The OECD, in Education responses to COVID-19: an implementation strategy toolkit, states that 'School closures can have a negative impact on children, on learning and increase inequalities if governments do not effectively implement measures to ensure every child has sufficient resources to learn in good conditions, in particular in countries where non-school factors play a determinant role in learning outcomes'. The Scottish Government recognises this, and this document is an assessment of the impact of school closures and their reopening on groups with protected characteristics, and collates the considerations of all of
- An Equalities Impact Assessment (EQIA)
- A Fairer Scotland Duty Assessment (FSDA)
- An Island Communities Impact Assessment (ICIA)
- A Business and Regulatory Impact Assessment (BRIA)
A Children's Rights and Wellbeing Impact Assessment (CRWIA) has been developed separately where the impact of school reopening on children's rights and wellbeing, particularly in respect of adhering to the UNCRC Articles is explored in further detail.
The document considers school closures and two scenarios for reopening:
- A full-time return to school for all pupils. This was announced on 30 July as the government's approach to resuming in-school learning from August 2020. Full guidance available at http://www.gov.scot/isbn/9781839609404.

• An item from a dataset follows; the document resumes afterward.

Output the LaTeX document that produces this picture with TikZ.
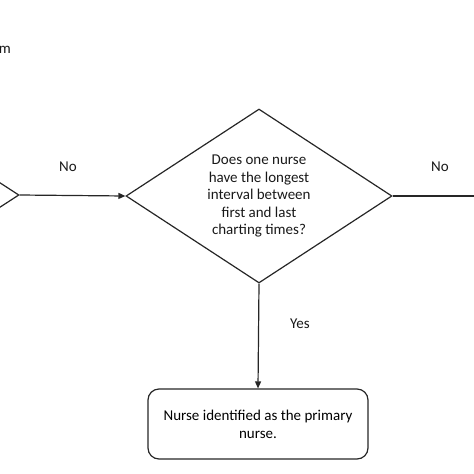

- A blended learning approach, allowing for physical distancing to be maintained if considered necessary. Full guidance was published on 21 May 2020 and is available at https://www.gov.scot/publications/excellent-equity-during-covid-19-pandemic-strategic-framework-reopening-schools-early-learning-childcare-provision-scotland/. Blended learning was the planning assumption prior to June, and remained the government's contingency plan for if a full-time return is not possible. The approach is superseded by the above document unless future scientific advice states otherwise.
In summary, our findings show that school closures have had an overall negative impact for most of Scotland's children and young people due to the wide range of support that education settings provide, from a community, social and wellbeing perspective as well as learning. Therefore the reopening of schools is expected to have an overall positive impact for most children and young people, as well as for their families and education staff. However, we must remain mindful that the negative impact of COVID-19 will not be remedied through reopening schools alone. Children and young people, their families and carers and education staff, may need time and additional support to allow them to adapt and recover.
For this reason, this document will continue to be updated where required, and any future iterations will reflect our increased understanding of these impacts as the amount of data and research available continues to grow.